Definition
Sensory experiences in which a pilot sees, hears, or feels things that are not actually present, or perceives real things in a distorted way, caused by certain drugs, medications, fatigue, hypoxia, or illness. These false perceptions can affect vision, hearing, balance, and judgment, and may persist for hours after the original cause has passed.
Plain English
Your brain shows you things that aren't real, or twists what is real, so you can't trust what you're sensing.
Context Anchor
Seen in aeromedical and drug-safety discussions, especially when explaining why certain drugs are unsafe before or during flight.
Derivation
From the Latin hallucinari, meaning to wander in the mind or talk wildly.

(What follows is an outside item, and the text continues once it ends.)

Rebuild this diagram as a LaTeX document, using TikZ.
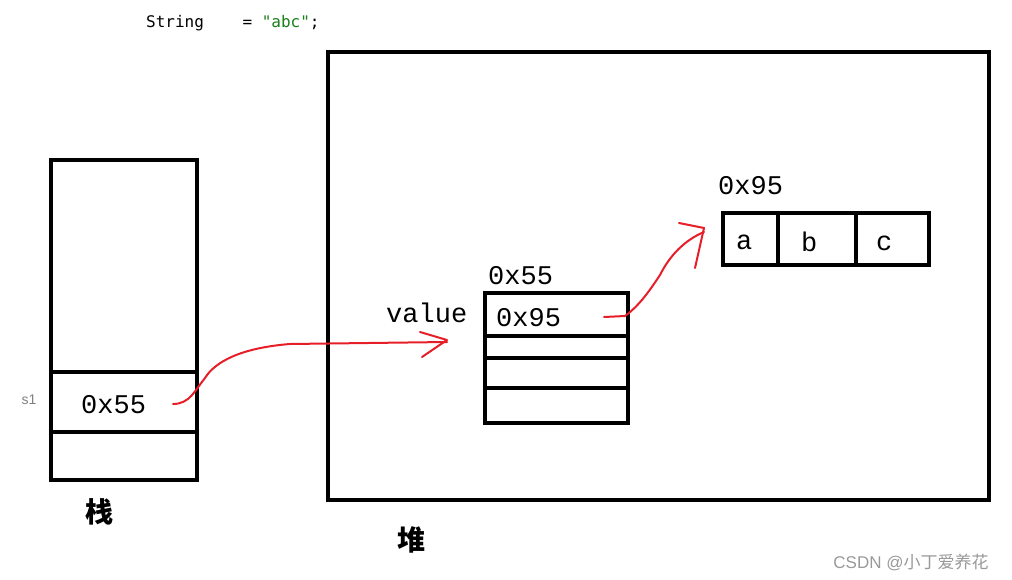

The original sense was a mind drifting away from reality, which is exactly what happens when senses report something that isn't there.
Why Pilots Care
These effects can destroy situational awareness and lead to incorrect control inputs or poor decisions that directly threaten flight safety.
Analogy
Much like seeing a nonexistent puddle of water on a hot road, the pilot perceives something real that does not exist.
Grounding Statement
If a drug makes the cockpit, the sky, or your own body sensations seem different from reality, the aircraft may still be flying normally while your mind is giving you a false picture.
Intuition Check
Do not assume hallucinatory effects only mean dramatic visions. In flying, even mild false sensations, distorted sights, or wrong beliefs can be dangerous.
Example Sentence 1
The flight surgeon grounded the pilot after he reported hallucinatory effects from a prescribed medication.
Example Sentence 2
Certain prescription drugs can produce hallucinatory effects that make instrument readings appear different from actual aircraft performance.